Un altro fronte poco discusso è quello degli studenti stranieri che si laureano in Italia. Secondo AlmaLaurea, nel 2022 erano 12.214, pari al 4,3% del totale. Di questi, una parte ha svolto tutto il percorso formativo nel nostro Paese (quasi il 40% ha ottenuto il diploma in Italia). Sono giovani spesso molto motivati, multilingue, già inseriti nella cultura italiana.

Eppure, meno del 40% di loro rimane in Italia dopo la laurea. Gli altri scelgono di lavorare all’estero. Anche in questo caso: non è una fuga. È una mancata accoglienza. Tra barriere burocratiche, difficoltà di riconoscimento delle competenze e scarsa disponibilità di contratti regolari, perdiamo una risorsa già pronta. In un Paese con tassi di natalità in caduta e forte necessità di competenze, questa è una contraddizione che merita attenzione.

Costruire continuità: come trasformare segnali positivi in percorsi stabili

Tassi di occupazione in crescita, retribuzioni più alte, maggiore stabilità contrattuale: sono segnali reali.

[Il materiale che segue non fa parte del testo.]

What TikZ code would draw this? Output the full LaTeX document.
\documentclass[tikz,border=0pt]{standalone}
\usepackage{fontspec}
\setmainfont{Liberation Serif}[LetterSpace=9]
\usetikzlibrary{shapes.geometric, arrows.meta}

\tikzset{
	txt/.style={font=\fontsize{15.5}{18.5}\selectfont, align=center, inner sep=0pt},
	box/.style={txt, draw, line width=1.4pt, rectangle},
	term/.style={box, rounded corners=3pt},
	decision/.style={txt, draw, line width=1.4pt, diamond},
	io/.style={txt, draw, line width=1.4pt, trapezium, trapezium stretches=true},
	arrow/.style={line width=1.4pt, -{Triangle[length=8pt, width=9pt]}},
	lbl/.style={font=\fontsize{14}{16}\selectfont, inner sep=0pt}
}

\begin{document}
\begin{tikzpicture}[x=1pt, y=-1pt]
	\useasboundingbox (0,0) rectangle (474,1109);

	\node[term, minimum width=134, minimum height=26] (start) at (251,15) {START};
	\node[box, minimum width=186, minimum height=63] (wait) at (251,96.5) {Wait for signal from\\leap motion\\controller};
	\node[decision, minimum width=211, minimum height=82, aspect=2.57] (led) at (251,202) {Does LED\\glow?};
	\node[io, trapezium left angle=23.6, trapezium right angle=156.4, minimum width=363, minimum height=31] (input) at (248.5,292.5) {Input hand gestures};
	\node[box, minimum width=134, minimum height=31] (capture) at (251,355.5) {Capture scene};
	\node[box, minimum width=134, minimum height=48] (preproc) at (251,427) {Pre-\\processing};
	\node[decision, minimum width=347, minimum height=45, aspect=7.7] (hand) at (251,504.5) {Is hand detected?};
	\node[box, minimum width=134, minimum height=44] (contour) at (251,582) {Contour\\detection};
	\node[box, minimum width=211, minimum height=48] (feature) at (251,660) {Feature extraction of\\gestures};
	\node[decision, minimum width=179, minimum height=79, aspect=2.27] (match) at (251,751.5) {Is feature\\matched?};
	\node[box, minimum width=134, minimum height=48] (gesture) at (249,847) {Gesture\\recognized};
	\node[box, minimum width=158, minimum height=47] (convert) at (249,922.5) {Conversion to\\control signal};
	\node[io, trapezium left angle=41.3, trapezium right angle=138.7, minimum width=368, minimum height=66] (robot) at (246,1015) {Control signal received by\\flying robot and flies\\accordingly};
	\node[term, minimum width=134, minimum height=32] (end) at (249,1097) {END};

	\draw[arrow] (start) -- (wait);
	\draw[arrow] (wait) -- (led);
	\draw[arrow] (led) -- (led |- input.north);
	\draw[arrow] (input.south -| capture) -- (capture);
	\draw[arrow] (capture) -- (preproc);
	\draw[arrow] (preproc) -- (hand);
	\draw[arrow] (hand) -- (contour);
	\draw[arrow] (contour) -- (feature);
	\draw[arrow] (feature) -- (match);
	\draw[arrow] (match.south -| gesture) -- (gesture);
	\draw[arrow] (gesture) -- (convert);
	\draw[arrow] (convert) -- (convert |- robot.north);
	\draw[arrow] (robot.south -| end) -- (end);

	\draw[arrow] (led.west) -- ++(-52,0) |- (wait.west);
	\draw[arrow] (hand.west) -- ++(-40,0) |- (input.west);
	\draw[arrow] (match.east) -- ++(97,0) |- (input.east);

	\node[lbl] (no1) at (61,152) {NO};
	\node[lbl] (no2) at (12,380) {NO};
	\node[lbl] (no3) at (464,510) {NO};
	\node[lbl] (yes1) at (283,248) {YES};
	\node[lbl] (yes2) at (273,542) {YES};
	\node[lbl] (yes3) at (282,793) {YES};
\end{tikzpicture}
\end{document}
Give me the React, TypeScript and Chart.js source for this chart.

Ma perché diventino tendenze durature e non episodi occasionali, serve una direzione chiara.

Serve anzitutto ascoltare i giovani, non per confermare ogni aspettativa, ma per riconoscere il bisogno di senso che esprimono – anche quando si traduce in incertezza o fatica. Serve poi valorizzare le esperienze concrete durante il percorso formativo: tirocini, progetti sul campo, contatto reale con le imprese e i contesti produttivi.

Occorre anche accompagnare meglio chi sceglie l’Italia per formarsi, studenti stranieri spesso motivati ma troppo spesso lasciati soli al termine degli studi. Manca ancora una politica organica per integrarli nel mercato del lavoro, anche laddove avrebbero molto da offrire.

Al tempo stesso, è necessario che università, imprese e Terzo settore facciano sistema, non solo per accogliere i laureati, ma per generare nuove occasioni di impiego che siano sostenibili e stabili. E in tutto questo, la formazione deve diventare un diritto permanente, non un passaggio giovanile: chi lavora, chi si è fermato, chi vuole cambiare deve trovare un sistema pronto a sostenerlo.

Forse non serve molto. Basta che una prima occasione venga colta, che una sinergia tra scuola e lavoro si realizzi, che un giovane sia accompagnato bene. Da lì può nascere tutto il resto.